| Task description |
The line holding "from bokeh.resources import INLINE" is the last one to output; start at the first line of the data, keep every line in between exactly, and leave out pictures.

| Data shown |

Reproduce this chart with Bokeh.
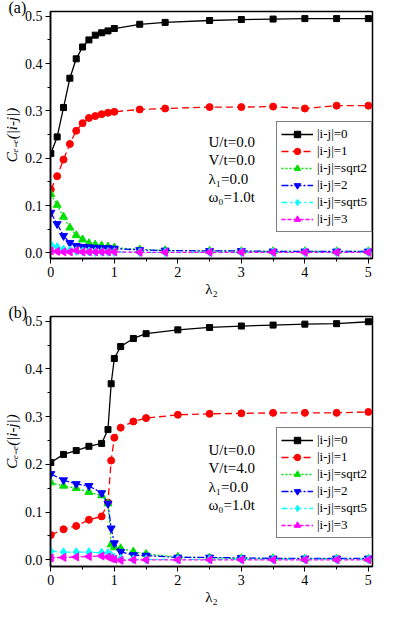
import math
from bokeh.plotting import figure
from bokeh.layouts import column
from bokeh.models import (Range1d, SingleIntervalTicker, PrintfTickFormatter,
                          Legend, LegendItem, Label, Title)
from bokeh.embed import file_html
from bokeh.resources import INLINE

# ---------------- data: panel (a) ----------------
xa = [0, 0.1, 0.2, 0.3, 0.4, 0.5, 0.6, 0.7, 0.8, 0.9, 1.0, 1.4, 1.8, 2.5, 3.0, 3.5, 4.0, 4.5, 5.0]
a_d0 = [0.210, 0.245, 0.307, 0.369, 0.410, 0.435, 0.450, 0.460, 0.465, 0.469, 0.474,
        0.483, 0.487, 0.491, 0.493, 0.494, 0.495, 0.495, 0.495]
a_d1 = [0.134, 0.162, 0.197, 0.230, 0.258, 0.274, 0.285, 0.289, 0.293, 0.296, 0.298,
        0.303, 0.305, 0.308, 0.308, 0.309, 0.305, 0.311, 0.311]
a_ds2 = [0.124, 0.101, 0.076, 0.053, 0.037, 0.028, 0.020, 0.017, 0.015, 0.013, 0.011,
         0.007, 0.005, 0.004, 0.003, 0.003, 0.003, 0.003, 0.003]
a_d2 = [0.085, 0.061, 0.036, 0.021, 0.015, 0.013, 0.012, 0.011, 0.010, 0.010, 0.009,
        0.006, 0.005, 0.004, 0.004, 0.003, 0.003, 0.003, 0.003]
a_ds5 = [0.017, 0.012, 0.007, 0.005, 0.004, 0.003, 0.003, 0.002, 0.002, 0.002, 0.002,
         0.001, 0.001, 0.001, 0.001, 0.001, 0.001, 0.001, 0.001]
a_d3 = [0.004, 0.003, 0.002, 0.002, 0.005, 0.002, 0.002, 0.002, 0.002, 0.002, 0.002,
        0.001, 0.001, 0.001, 0.001, 0.001, 0.001, 0.001, 0.001]

# ---------------- data: panel (b) ----------------
xb = [0, 0.2, 0.4, 0.6, 0.8, 0.9, 0.95, 1.0, 1.1, 1.3, 1.5, 2.0, 2.5, 3.0, 3.5, 4.0, 4.5, 5.0]
b_d0 = [0.204, 0.221, 0.229, 0.238, 0.244, 0.273, 0.369, 0.422, 0.447, 0.464, 0.474,
        0.482, 0.487, 0.490, 0.492, 0.494, 0.495, 0.499]
b_d1 = [0.052, 0.064, 0.071, 0.084, 0.091, 0.120, 0.208, 0.256, 0.277, 0.290, 0.297,
        0.304, 0.306, 0.307, 0.308, 0.308, 0.308, 0.310]
b_ds2 = [0.162, 0.155, 0.150, 0.142, 0.135, 0.118, 0.032, 0.026, 0.024, 0.017, 0.012,
         0.006, 0.004, 0.003, 0.003, 0.002, 0.002, 0.002]
b_d2 = [0.180, 0.167, 0.159, 0.155, 0.140, 0.118, 0.066, 0.035, 0.017, 0.010, 0.009,
        0.005, 0.005, 0.004, 0.003, 0.003, 0.003, 0.003]
b_ds5 = [0.018, 0.016, 0.016, 0.016, 0.015, 0.014, 0.009, 0.004, 0.002, 0.001, 0.001,
         0.001, 0.001, 0.001, 0.001, 0.001, 0.001, 0.001]
b_d3 = [0.004, 0.005, 0.006, 0.007, 0.008, 0.006, 0.003, 0.001, -0.001, 0.000, 0.000,
        0.000, 0.000, 0.000, 0.000, 0.000, 0.000, 0.000]

series_labels = ["|i-j|=0", "|i-j|=1", "|i-j|=sqrt2", "|i-j|=2", "|i-j|=sqrt5", "|i-j|=3"]
params_a = ["U/t=0.0", "V/t=0.0", "\u03bb\u2081=0.0", "\u03c9\u2080=1.0t"]
params_b = ["U/t=0.0", "V/t=4.0", "\u03bb\u2081=0.0", "\u03c9\u2080=1.0t"]
x_ticks_step = 1
y_ticks_step = 0.1

SERIF = "Liberation Serif"
styles = [
    dict(color="#000000", dash="solid", marker="square", size=6, angle=0),
    dict(color="#ff0000", dash="7 4", marker="circle", size=7, angle=0),
    dict(color="#00e000", dash="2 2", marker="triangle", size=8, angle=0),
    dict(color="#0000ff", dash="7 2 2 2", marker="inverted_triangle", size=8, angle=0),
    dict(color="#00ffff", dash="6 3 2 3", marker="diamond", size=9, angle=0),
    dict(color="#ff00ff", dash="4 2", marker="triangle", size=8, angle=math.pi / 2),
]


def make_panel(xs, ys_list, params, tag, height, btop, bbottom, ymin, leg_y, standoff):
    p = figure(width=377, height=height, output_backend="svg", toolbar_location=None,
               x_range=Range1d(-0.005, 5.065), y_range=Range1d(ymin, 0.51),
               min_border_left=40, min_border_right=5,
               min_border_top=btop, min_border_bottom=bbottom)
    p.xgrid.visible = False
    p.ygrid.visible = False
    p.outline_line_color = "black"
    p.outline_line_width = 1.5
    p.outline_line_alpha = 1.0
    p.background_fill_color = "white"

    p.xaxis.ticker = SingleIntervalTicker(interval=x_ticks_step, num_minor_ticks=2)
    p.yaxis.ticker = SingleIntervalTicker(interval=y_ticks_step, num_minor_ticks=2)
    p.xaxis.formatter = PrintfTickFormatter(format="%d")
    p.yaxis.formatter = PrintfTickFormatter(format="%.1f")
    for ax in (p.xaxis, p.yaxis):
        ax.axis_line_width = 1.5
        ax.axis_line_color = "black"
        ax.major_tick_out = 5
        ax.major_tick_in = 0
        ax.minor_tick_out = 3
        ax.minor_tick_in = 0
        ax.major_tick_line_color = "black"
        ax.minor_tick_line_color = "black"
        ax.major_label_text_font = SERIF
        ax.major_label_text_font_size = "14px"
        ax.major_label_text_color = "black"
        ax.major_label_standoff = 3
        ax.axis_label_text_font = SERIF
        ax.axis_label_text_color = "black"
        ax.axis_label_standoff = 1
    p.xaxis.axis_label = "\u03bb\u2082"
    p.xaxis.axis_label_text_font_size = "15px"
    p.xaxis.axis_label_text_font_style = "normal"
    p.yaxis.axis_label = "C\u2091\u208b\u2091(|i-j|)"
    p.yaxis.axis_label_text_font_size = "15px"
    p.yaxis.axis_label_text_font_style = "italic"
    p.yaxis.axis_label_standoff = 2

    items = []
    for ys, st, lab in zip(ys_list, styles, series_labels):
        ln = p.line(xs, ys, line_color=st["color"], line_width=1.3, line_dash=st["dash"])
        sc = p.scatter(xs, ys, marker=st["marker"], size=st["size"], angle=st["angle"],
                       fill_color=st["color"], line_color=st["color"])
        items.append(LegendItem(label=lab, renderers=[ln, sc]))

    leg = Legend(items=items, location=(226, leg_y))
    leg.label_text_font = SERIF
    leg.label_text_font_size = "13px"
    leg.label_text_color = "black"
    leg.glyph_width = 32
    leg.glyph_height = 16
    leg.label_height = 16
    leg.label_standoff = 4
    leg.spacing = 1
    leg.padding = 4
    leg.margin = 0
    leg.border_line_color = "black"
    leg.border_line_width = 1
    leg.background_fill_color = "white"
    leg.background_fill_alpha = 1.0
    p.add_layout(leg, "center")

    for i, t in enumerate(params):
        p.add_layout(Label(x=158, y=117 - i * 18.5, x_units="screen", y_units="screen",
                           text=t, text_font=SERIF, text_font_size="15px",
                           text_color="black", text_baseline="middle"))
    p.add_layout(Title(text=tag, align="left", offset=-42, standoff=standoff,
                       text_font=SERIF, text_font_size="16px",
                       text_font_style="normal", text_color="black"), "above")
    return p


p1 = make_panel(xa, [a_d0, a_d1, a_ds2, a_d2, a_ds5, a_d3], params_a, "(a)",
                300, 8, 42, -0.012, 26, -8)
p2 = make_panel(xb, [b_d0, b_d1, b_ds2, b_d2, b_ds5, b_d3], params_b, "(b)",
                308, 16, 42, -0.014, 28, -8)

layout = column(p1, p2, spacing=0)
open("out.html", "w").write(file_html(layout, INLINE))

| Result of the exercise |
Reproduce this chart with Bokeh.
import math
from bokeh.plotting import figure
from bokeh.layouts import column
from bokeh.models import (Range1d, SingleIntervalTicker, PrintfTickFormatter,
                          Legend, LegendItem, Label, Title)
from bokeh.embed import file_html
from bokeh.resources import INLINE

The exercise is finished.